Electrical safety is required for any outdoor pump installation. The power supply must be connected to a dedicated circuit protected by a Ground Fault Circuit Interrupter (GFCI). All wiring should be weatherproofed and protected according to local electrical codes. A “drip loop” must be incorporated into the power cord to prevent water from traveling down the cord and into the outlet.
Before the first start-up, the pump must be primed to prevent running dry and destroying the mechanical seal. For flooded suction systems, opening the intake valve fills the volute with water, eliminating air. If the pump is a non-flooded unit, the casing must be manually filled with water through a designated port until all air is displaced. Once the pump is full and the discharge line is connected, restore power, and the pump should begin moving water immediately.
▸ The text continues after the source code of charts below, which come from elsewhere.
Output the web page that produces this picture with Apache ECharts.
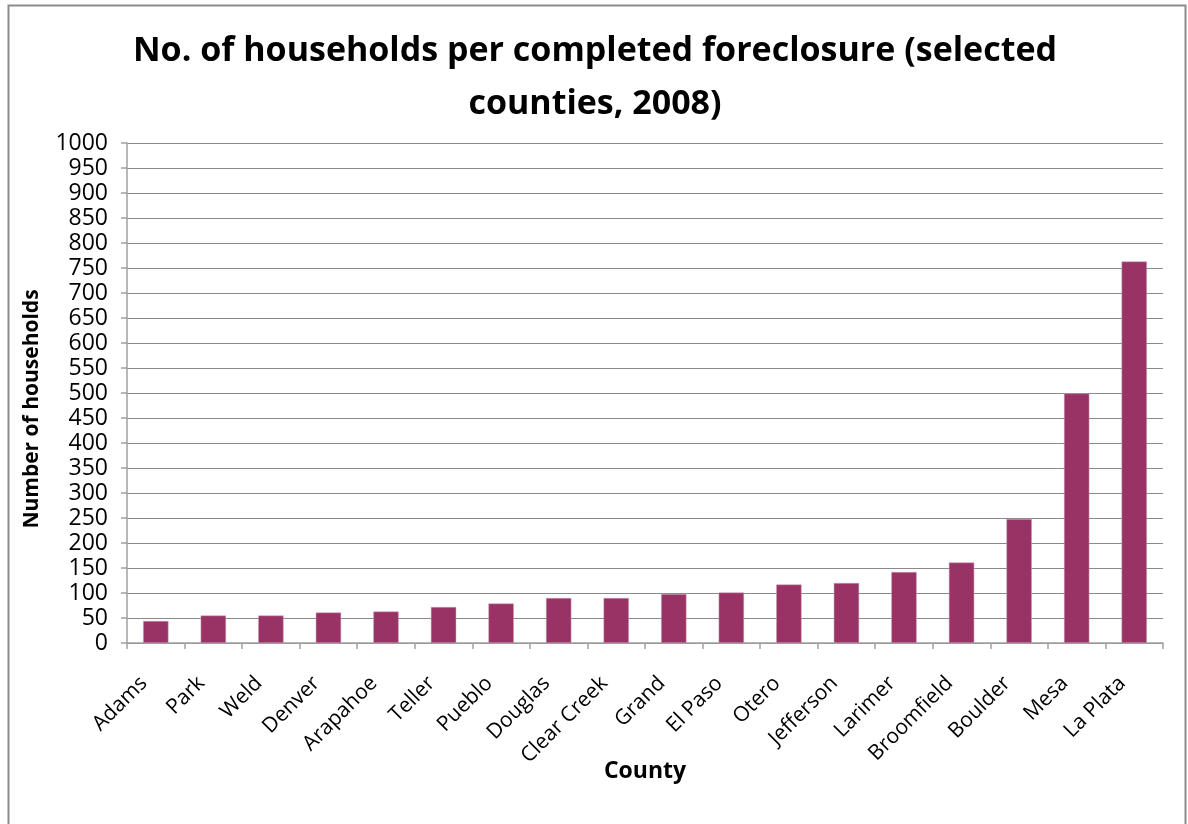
<!DOCTYPE html>
<html>
<head>
<meta charset="utf-8">
<script src="https://cdn.jsdelivr.net/npm/echarts@6/dist/echarts.min.js"></script>
<style>
html,body{margin:0;padding:0;background:#fff;}
#c{width:1188px;height:824px;}
</style>
</head>
<body>
<div id="c"></div>
<script>
const counties = ["Adams","Park","Weld","Denver","Arapahoe","Teller","Pueblo","Douglas","Clear Creek","Grand","El Paso","Otero","Jefferson","Larimer","Broomfield","Boulder","Mesa","La Plata"];
const households = [44,55,55,61,63,72,79,90,90,98,101,117,120,142,161,248,499,763];
const titleText = "No. of households per completed foreclosure (selected\ncounties, 2008)";
const yAxisName = "Number of households";
const xAxisName = "County";

const FONT = "'Open Sans', sans-serif";
const chart = echarts.init(document.getElementById('c'), null, {renderer:'canvas'});
chart.setOption({
  animation:false,
  backgroundColor:'#fff',
  graphic:[{type:'rect',shape:{x:8.5,y:5.5,width:1177,height:830},style:{fill:'none',stroke:'#8c8c8c',lineWidth:2},silent:true}],
  title:{
    text:titleText,
    left:590, textAlign:'center', top:20,
    textStyle:{fontFamily:FONT,fontWeight:'bold',fontSize:34,lineHeight:53,color:'#000'}
  },
  grid:{left:127,right:25,top:143,bottom:181,containLabel:false},
  xAxis:{
    type:'category',
    data:counties,
    name:xAxisName,
    nameLocation:'middle',
    nameGap:117,
    nameMoveOverlap:false,
    nameTextStyle:{fontFamily:FONT,fontWeight:'bold',fontSize:23,color:'#000'},
    axisLine:{lineStyle:{color:'#a0a0a0',width:1.5}},
    axisTick:{show:true,alignWithLabel:false,length:6,lineStyle:{color:'#a0a0a0',width:1.5}},
    axisLabel:{rotate:45,fontFamily:FONT,fontSize:21,color:'#000',margin:25,padding:[0,17,0,0],interval:0}
  },
  yAxis:{
    type:'value',
    min:0,max:1000,interval:50,
    name:yAxisName,
    nameLocation:'middle',
    nameGap:84,
    nameRotate:90,
    nameTextStyle:{fontFamily:FONT,fontWeight:'bold',fontSize:21,color:'#000',padding:[0,32,0,0]},
    axisLine:{show:true,lineStyle:{color:'#a0a0a0',width:1.5}},
    axisTick:{show:true,length:6,lineStyle:{color:'#a0a0a0',width:1.5}},
    axisLabel:{fontFamily:FONT,fontSize:23,color:'#000',margin:19,formatter:v=>String(v)},
    splitLine:{show:true,lineStyle:{color:'#8a8a8a',width:1.2}}
  },
  series:[{
    type:'bar',
    data:households,
    barWidth:'44%',
    itemStyle:{color:'#993366',borderColor:'#c9a3b6',borderWidth:0.5}
  }]
});
</script>
</body>
</html>
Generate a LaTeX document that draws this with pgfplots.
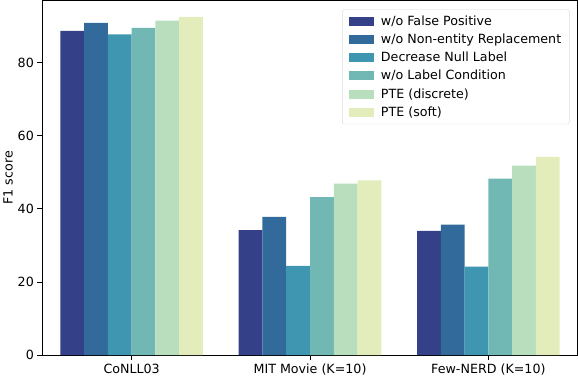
\documentclass[border=0pt]{standalone}
\usepackage{pgfplots}
\pgfplotsset{compat=1.18}
\usepackage{fontspec}
\setmainfont{DejaVu Sans}
\definecolor{c1}{RGB}{52,64,136}
\definecolor{c2}{RGB}{50,107,155}
\definecolor{c3}{RGB}{63,150,176}
\definecolor{c4}{RGB}{113,184,180}
\definecolor{c5}{RGB}{185,222,189}
\definecolor{c6}{RGB}{226,237,187}
\begin{document}
\begin{tikzpicture}
\begin{axis}[
    scale only axis,
    width=528pt, height=350pt,
    xmin=-0.5, xmax=2.5,
    ymin=0, ymax=97,
    ybar, bar width=0.1333,
    xtick={0,1,2},
    xticklabels={CoNLL03, MIT Movie (K=10), Few-NERD (K=10)},
    ytick={0,20,40,60,80},
    ylabel={F1 score},
    ylabel shift=-2pt,
    font=\fontsize{12.5}{15}\selectfont,
    /pgf/number format/assume math mode=true,
    tick align=outside,
    tick pos=left,
    major tick length=5pt,
    axis line style={line width=0.9pt},
    every tick/.style={black, line width=0.9pt},
    legend cell align=left,
    legend style={at={(0.985,0.975)}, anchor=north east, draw=black!15, rounded corners=2pt,
        font=\fontsize{12.5}{15}\selectfont, row sep=3pt, inner xsep=6pt, inner ysep=4pt,
        /tikz/every odd column/.append style={column sep=5pt}},
    legend image code/.code={\fill[#1, sharp corners] (0pt,-4.5pt) rectangle (25pt,4.5pt);},
    every axis plot/.append style={draw=none},
]
\addplot[fill=c1, bar shift=-0.3333] coordinates {(0,88.7) (1,34.2) (2,34.0)};
\addplot[fill=c2, bar shift=-0.2] coordinates {(0,90.9) (1,37.8) (2,35.7)};
\addplot[fill=c3, bar shift=-0.0667] coordinates {(0,87.7) (1,24.4) (2,24.2)};
\addplot[fill=c4, bar shift=0.0667] coordinates {(0,89.5) (1,43.2) (2,48.3)};
\addplot[fill=c5, bar shift=0.2] coordinates {(0,91.5) (1,46.9) (2,51.8)};
\addplot[fill=c6, bar shift=0.3333] coordinates {(0,92.5) (1,47.8) (2,54.2)};
\legend{w/o False Positive, w/o Non-entity Replacement, Decrease Null Label, w/o Label Condition, PTE (discrete), PTE (soft)}
\end{axis}
\end{tikzpicture}
\end{document}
Ongoing Maintenance and Troubleshooting
Routine maintenance extends the lifespan of the external pump and ensures efficient operation. Periodically inspecting the pump’s pre-filter basket, if one is installed, is necessary to prevent debris from reaching the impeller and restricting flow. This ensures the pump is not forced to work harder than necessary, reducing premature wear.
Regularly check all unions and seals for leaks, as a small drip indicates a failing seal that requires replacement. Unusual noises, such as grinding or a sudden change in pitch, may indicate cavitation. Cavitation occurs when air bubbles form and collapse inside the pump due to insufficient water supply, often pointing to a clog in the intake line or a leak on the suction side.
Proper winterization is necessary in climates that experience freezing temperatures. Disconnect the pump from the plumbing, drain it completely, and store it in a temperature-controlled area to prevent damage from ice expansion. Before storage, clean the impeller assembly to remove mineral deposits or scale that could cause it to seize when put back into service.